In our sermon hymn we sang these words about our departed loved ones who stand around the throne of the Lamb: Despised and scorned they sojourned here-but now how glorious they appear. Despised and scorned.
The fall into sin has made life on this earth a hardship that God never intended. Earthly toil is a hardship rather than a joy. Bringing forth new life involves suffering. There is conflict with those closest to us. And finally there is death. We go through life with trials and tribulation. It seems that sin and defeat are the last word about us.
But our departed loved ones in heaven are depicted with palm branches in their hands and are clothed in white robes. Waving palm branches was an ancient custom to welcome a conquering king and the white robes a sign of holiness and purity. And so…
How do our loved ones come to possess this sign of righteousness and what victorious King do they praise? St. John tells us: They have washed their robes and made them white in the blood of the Lamb. That is one of the most powerful images in the Bible and it is meant to be because it portrays the greatest truth of the Bible!
Those who are delivered from earthly tribulation into the joys of heaven—those who can stand unashamed before the throne of the true and living God—those who can celebrate their King’s victory—are those who have washed their robes in the blood of the Lamb.
In other words, it is those who have put their faith and trust in Christ’s death on the cross for their salvation, who are there in heaven with God.
St. John tells us about that heavenly life that our departed loved ones are enjoying right now-- and the life that we too will live in heaven.
“They are before the throne of God, and serve him day and night in his temple; and he who sits on the throne will shelter them with his presence. They shall hunger no more, neither thirst anymore; the sun shall not strike them, nor any scorching heat. For the Lamb in the midst of the throne will be their shepherd, and he will guide them to springs of living water, and God will wipe away every tear from their eyes.”
When we say goodbye to a loved one, whether it is a loved one moving to a new place or when we say our last goodbyes, there are tears that we shed. There is no shame in that and neither is it a sign of a lack of faith. Jesus wept at the graveside of Lazarus and the Bible says that we grieve—but not as though who have no hope—because the tears that we shed, ARE NOT shed, by our departed loved ones.
When they depart from us they enter into the joys of heaven and God wipes away their tears and they never experience hardship or sorrow again. Life for them is the way that God meant it to be—a life in his presence where there is only peace and plenty.
That is so important for us to remember! Often times our last moments with a loved one are painful—illness or an accident or just the frailty of old age has done its ugly work and that thought burdens us and stays with us.

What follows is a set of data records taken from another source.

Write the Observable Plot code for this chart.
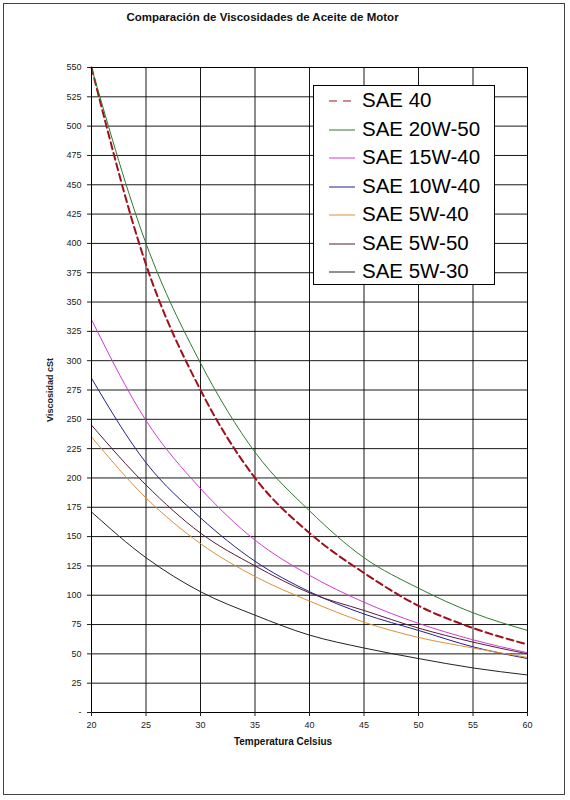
<!DOCTYPE html>
<html>
<head>
<meta charset="utf-8">
<script src="https://cdn.jsdelivr.net/npm/d3@7"></script>
<script src="https://cdn.jsdelivr.net/npm/@observablehq/plot@0.6"></script>
<style>
  body { margin: 0; background: #fff; font-family: Arial, "Liberation Sans", sans-serif; }
  #wrap { position: relative; width: 570px; height: 800px; }
  #borde { position: absolute; left: 3px; top: 3px; width: 560px; height: 790px; border: 1px solid #444; pointer-events: none; }
  #titulo { position: absolute; left: 0; width: 525px; top: 11px; text-align: center; font-weight: bold; font-size: 11.5px; color: #111; }
  #etiquetaX { position: absolute; left: 0; width: 566px; top: 736px; text-align: center; font-weight: bold; font-size: 10px; color: #111; }
  #leyenda { position: absolute; left: 313px; top: 85px; width: 180px; height: 198px; border: 1px solid #000; background: #fff; }
  .fila { position: absolute; left: 0; height: 28.5px; width: 100%; }
  .fila svg { position: absolute; left: 15px; top: 13px; }
  .fila span { position: absolute; left: 48px; top: 2px; font-size: 20.5px; color: #000; line-height: 24px; }
  #chart svg [aria-label="y-axis label"] text { font-weight: bold; }
</style>
</head>
<body>
<div id="wrap">
  <div id="chart"></div>
  <div id="borde"></div>
  <div id="titulo">Comparación de Viscosidades de Aceite de Motor</div>
  <div id="etiquetaX">Temperatura Celsius</div>
  <div id="leyenda"></div>
</div>
<script>
// temperaturas (°C) y viscosidades (cSt)
const temperaturas = [20, 25, 30, 35, 40, 45, 50, 55, 60];
const sae40    = [550, 382, 275, 200, 153, 119, 91, 72, 58];
const sae20w50 = [550, 400, 298, 222, 172, 132, 106, 85, 70];
const sae15w40 = [335, 249, 191, 147, 117, 94, 76, 62, 51];
const sae10w40 = [285, 213, 166, 129, 103, 84, 70, 56, 46];
const sae5w40  = [235, 183, 144, 116, 95, 77, 64, 55, 47];
const sae5w50  = [245, 194, 153, 125, 102, 87, 72, 60, 50];
const sae5w30  = [171, 132, 103, 83, 66, 55, 46, 38, 32];

const nombres = ['SAE 40', 'SAE 20W-50', 'SAE 15W-40', 'SAE 10W-40', 'SAE 5W-40', 'SAE 5W-50', 'SAE 5W-30'];
const colores = ['#a0101a', '#2f7a2f', '#d23cd2', '#22228a', '#d9923a', '#5a1a3a', '#222222'];

const ticksX = [20, 25, 30, 35, 40, 45, 50, 55, 60];
const ticksY = d3.range(0, 551, 25);

const series = [
  { nombre: nombres[0], valores: sae40, color: colores[0], guion: '7,4', grosor: 2 },
  { nombre: nombres[1], valores: sae20w50, color: colores[1], guion: null, grosor: 1 },
  { nombre: nombres[2], valores: sae15w40, color: colores[2], guion: null, grosor: 1 },
  { nombre: nombres[3], valores: sae10w40, color: colores[3], guion: null, grosor: 1 },
  { nombre: nombres[4], valores: sae5w40, color: colores[4], guion: null, grosor: 1 },
  { nombre: nombres[5], valores: sae5w50, color: colores[5], guion: null, grosor: 1 },
  { nombre: nombres[6], valores: sae5w30, color: colores[6], guion: null, grosor: 1 },
];

const lineas = series.map((s) => {
  const datos = temperaturas.map((t, i) => ({ t: t, v: s.valores[i] }));
  return Plot.line(datos, {
    x: 't',
    y: 'v',
    curve: 'monotone-x',
    stroke: s.color,
    strokeWidth: s.grosor,
    strokeDasharray: s.guion,
  });
});

let chart = Plot.plot({
  width: 570,
  height: 800,
  marginLeft: 91,
  marginRight: 43,
  marginTop: 67,
  marginBottom: 88,
  style: { fontFamily: 'Arial, "Liberation Sans", sans-serif', fontSize: '9px', color: '#222' },
  x: { domain: [20, 60] },
  y: { domain: [0, 550] },
  marks: [
    Plot.gridX(ticksX, { stroke: '#000', strokeOpacity: 0.9 }),
    Plot.gridY(ticksY, { stroke: '#000', strokeOpacity: 0.9 }),
    ...lineas,
    Plot.frame({ stroke: '#000' }),
    Plot.axisX({ ticks: ticksX, tickSize: 4, tickPadding: 5, label: null }),
    Plot.axisY({
      ticks: ticksY,
      tickSize: 4,
      tickPadding: 6,
      tickFormat: (d) => (d === 0 ? '-' : d),
      label: 'Viscosidad cSt',
      labelAnchor: 'center',
      labelArrow: 'none',
      labelOffset: 45,
    }),
  ],
});

d3.select('#chart').append(() => chart);

// leyenda
const leyenda = d3.select('#leyenda');
series.forEach((s, i) => {
  const fila = leyenda.append('div').attr('class', 'fila').style('top', `${i * 28.5}px`);
  const muestra = fila.append('svg').attr('width', 26).attr('height', 4);
  muestra.append('line')
    .attr('x1', 0).attr('x2', 26).attr('y1', 2).attr('y2', 2)
    .attr('stroke', s.color)
    .attr('stroke-width', 1)
    .attr('stroke-dasharray', s.guion ? '8,6' : null);
  fila.append('span').text(s.nombre);
});
</script>
</body>
</html>
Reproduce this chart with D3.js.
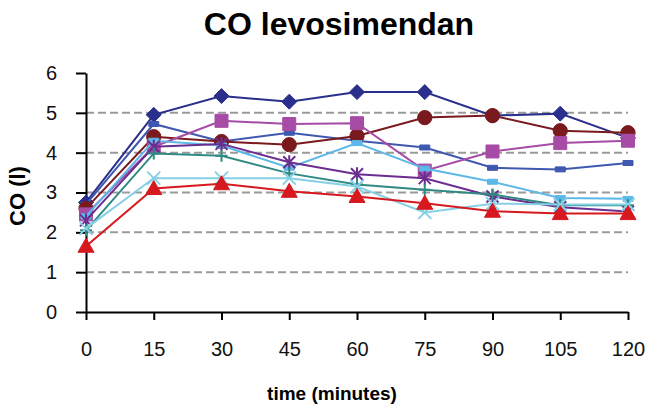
<!DOCTYPE html>
<meta charset="utf-8">
<style>
    body {
        margin: 0;
        background: #fff;
        font-family: "Liberation Sans", Arial, sans-serif;
    }
    .axis path, .axis line {
        stroke: #000;
        stroke-width: 2;
    }
    .axis text {
        fill: #111;
        font: 20px "Liberation Sans", Arial, sans-serif;
    }
    .grid line {
        stroke: #9a9a9a;
        stroke-width: 2;
        stroke-dasharray: 8 4;
    }
    .title {
        font: bold 32px "Liberation Sans", Arial, sans-serif;
    }
    .label {
        font: bold 19px "Liberation Sans", Arial, sans-serif;
    }
    .ylabel {
        font: bold 22px "Liberation Sans", Arial, sans-serif;
    }
</style>
<body>
<script src="https://cdn.jsdelivr.net/npm/d3@7"></script>
<script>
    // time points (minutes)
    var times = [0, 15, 30, 45, 60, 75, 90, 105, 120];
    var yTicks = [0, 1, 2, 3, 4, 5, 6];

    // CO (l) per patient
    var navyDiamond = [2.75, 4.95, 5.42, 5.28, 5.52, 5.52, 4.93, 4.98, 4.37];
    var royalDash   = [2.7, 4.72, 4.28, 4.5, 4.3, 4.13, 3.62, 3.58, 3.74];
    var maroonCircle = [2.6, 4.4, 4.28, 4.2, 4.42, 4.88, 4.93, 4.55, 4.5];
    var orchidSquare = [2.45, 4.15, 4.8, 4.72, 4.74, 3.55, 4.03, 4.24, 4.3];
    var skyDash     = [2.4, 4.3, 4.18, 3.62, 4.24, 3.6, 3.27, 2.86, 2.84];
    var purpleStar  = [2.3, 4.15, 4.22, 3.76, 3.46, 3.36, 2.9, 2.63, 2.52];
    var tealPlus    = [2.05, 3.98, 3.92, 3.48, 3.2, 3.07, 2.95, 2.68, 2.68];
    var cyanCross   = [2.1, 3.36, 3.36, 3.36, 3.15, 2.5, 2.72, 2.7, 2.7];
    var redTriangle = [1.65, 3.1, 3.22, 3.03, 2.9, 2.73, 2.53, 2.47, 2.47];

    var series = [
        {name: "navy", values: navyDiamond, color: "#2b2f8c", marker: "diamond"},
        {name: "royal", values: royalDash, color: "#3f58b0", marker: "dash"},
        {name: "maroon", values: maroonCircle, color: "#7a1a1e", marker: "circle"},
        {name: "orchid", values: orchidSquare, color: "#a64ca6", marker: "square"},
        {name: "sky", values: skyDash, color: "#5cb8e8", marker: "dash"},
        {name: "purple", values: purpleStar, color: "#6b2d8f", marker: "star"},
        {name: "teal", values: tealPlus, color: "#2f8a84", marker: "plus"},
        {name: "cyan", values: cyanCross, color: "#86d0e6", marker: "x"},
        {name: "red", values: redTriangle, color: "#d7191f", marker: "triangle"}
    ];

    var width = 654, height = 416;
    var margin = {top: 73, right: 26, bottom: 104, left: 86};

    var x = d3.scaleLinear().domain([0, 120]).range([margin.left, width - margin.right]);
    var y = d3.scaleLinear().domain([0, 6]).range([height - margin.bottom, margin.top]);

    var svg = d3.select("body").append("svg")
        .attr("width", width)
        .attr("height", height);

    svg.append("text")
        .attr("class", "title")
        .attr("x", 339)
        .attr("y", 35)
        .attr("text-anchor", "middle")
        .text("CO levosimendan");

    // dashed grid
    svg.append("g")
        .attr("class", "grid")
        .selectAll("line")
        .data(yTicks.filter(function(d) { return d > 0 && d < 6; }))
        .enter().append("line")
        .attr("x1", x(0))
        .attr("x2", x(120))
        .attr("y1", function(d) { return y(d); })
        .attr("y2", function(d) { return y(d); });

    svg.append("g")
        .attr("class", "axis")
        .attr("transform", "translate(0," + y(0) + ")")
        .call(d3.axisBottom(x).tickValues(times).tickSize(8).tickSizeOuter(0).tickPadding(22));

    svg.append("g")
        .attr("class", "axis")
        .attr("transform", "translate(" + x(0) + ",0)")
        .call(d3.axisLeft(y).tickValues(yTicks).tickFormat(d3.format("d"))
            .tickSize(10).tickSizeOuter(0).tickPadding(19));

    svg.append("text")
        .attr("class", "label")
        .attr("x", 332)
        .attr("y", 400)
        .attr("text-anchor", "middle")
        .text("time (minutes)");

    svg.append("text")
        .attr("class", "ylabel")
        .attr("transform", "translate(25,196) rotate(-90)")
        .attr("text-anchor", "middle")
        .text("CO (l)");

    var line = d3.line()
        .x(function(d, i) { return x(times[i]); })
        .y(function(d) { return y(d); });

    var markers = {
        diamond: "M0,-7.5L7.5,0L0,7.5L-7.5,0Z",
        dash: "M-5,-2.5H5V2.5H-5Z",
        circle: d3.symbol().type(d3.symbolCircle).size(160)(),
        square: "M-6.5,-6.5H6.5V6.5H-6.5Z",
        star: "M-6,-6L6,6M-6,6L6,-6M0,-7V7",
        plus: "M-6,0H6M0,-6V6",
        x: "M-6.5,-6.5L6.5,6.5M-6.5,6.5L6.5,-6.5",
        triangle: "M0,-8L8,6H-8Z"
    };
    var stroked = {star: true, plus: true, x: true};

    series.forEach(function(s) {
        var g = svg.append("g").attr("class", "series " + s.name);
        g.append("path")
            .datum(s.values)
            .attr("fill", "none")
            .attr("stroke", s.color)
            .attr("stroke-width", 2)
            .attr("d", line);
        g.selectAll(".pt")
            .data(s.values)
            .enter().append("path")
            .attr("class", "pt")
            .attr("transform", function(d, i) { return "translate(" + x(times[i]) + "," + y(d) + ")"; })
            .attr("d", markers[s.marker])
            .attr("fill", stroked[s.marker] ? "none" : s.color)
            .attr("stroke", s.color)
            .attr("stroke-width", stroked[s.marker] ? 2 : 1);
    });
</script>
</body>
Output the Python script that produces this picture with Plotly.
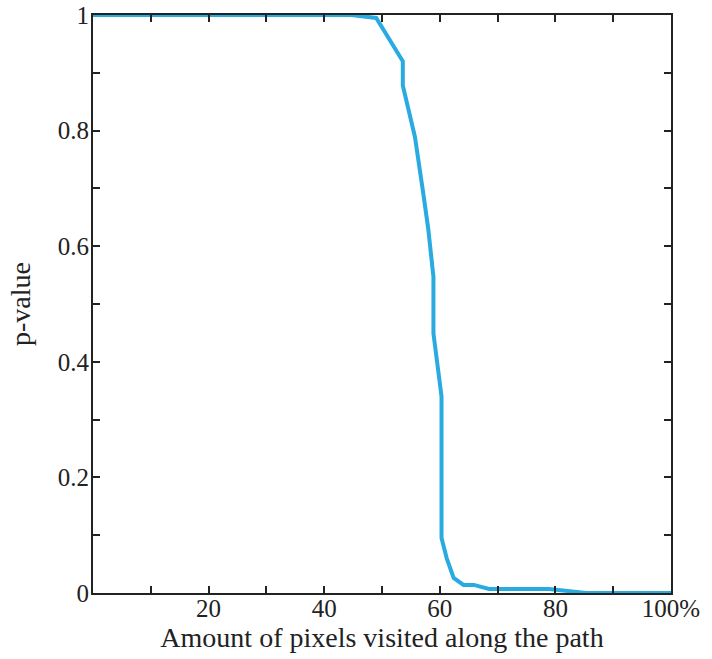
import plotly.graph_objects as go

# data
pixels_pct = [0, 44.7, 49.0, 53.6, 53.6, 55.7, 57.2, 58.0, 58.9, 58.9, 60.3, 60.3,
              61.2, 62.4, 64.1, 65.9, 68.5, 78.9, 85.3, 100]
p_value = [1.0, 1.0, 0.995, 0.92, 0.878, 0.789, 0.687, 0.63, 0.547, 0.449, 0.34, 0.095,
           0.06, 0.026, 0.014, 0.014, 0.007, 0.007, 0.0, 0.0]

x_tickvals = [0, 10, 20, 30, 40, 50, 60, 70, 80, 90, 100]
x_ticktext = ["", "", "20", "", "40", "", "60", "", "80", "", "100%"]
y_tickvals = [0, 0.1, 0.2, 0.3, 0.4, 0.5, 0.6, 0.7, 0.8, 0.9, 1.0]
y_ticktext = ["0", "", "0.2", "", "0.4", "", "0.6", "", "0.8", "", "1"]

font_family = "Liberation Serif"

fig = go.Figure()
fig.add_trace(go.Scatter(x=pixels_pct, y=p_value, mode="lines",
                         line=dict(color="#29abe2", width=4), showlegend=False))

axis_common = dict(showgrid=False, zeroline=False, showline=True, linecolor="#222",
                   linewidth=2, mirror="ticks", ticks="inside", ticklen=7,
                   tickwidth=2, tickcolor="#222", automargin=False,
                   ticklabeloverflow="allow",
                   tickfont=dict(family=font_family, size=25, color="#222"))

fig.update_xaxes(range=[0, 100], tickmode="array", tickvals=x_tickvals, ticktext=x_ticktext,
                 ticklabelstandoff=-8,
                 title=dict(text="Amount of pixels visited along the path",
                            font=dict(family=font_family, size=28, color="#222"), standoff=6),
                 **axis_common)
fig.update_yaxes(range=[0, 1], tickmode="array", tickvals=y_tickvals, ticktext=y_ticktext,
                 ticklabelstandoff=-3,
                 title=dict(text="p-value", font=dict(family=font_family, size=28, color="#222"),
                            standoff=19),
                 **axis_common)

fig.update_layout(width=712, height=659, plot_bgcolor="white", paper_bgcolor="white",
                  margin=dict(l=93, r=41, t=15, b=66))

fig.write_html("out.html", config={"displayModeBar": False},
               post_script="document.body.style.margin='0';document.body.style.overflow='hidden';")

But God pulls back the curtain to heaven on this All Saints Sunday because he wants us to lift up our eyes from that sorrowful scene and feast our eyes on what is really true for those we love who have gone home to heaven: no more sorrow—no more suffering—no more trial or tribulation of any kind-- for they are safely home.
Unless the Lord comes first, all of us will one day say goodbye to this earthly life and goodbye to our loved ones we leave behind. But that is not the last word for us and it is nothing to fear because salvation belongs to our God and to the Lamb and he has given it to us as a free gift of his grace so that we would live with him in heaven forever.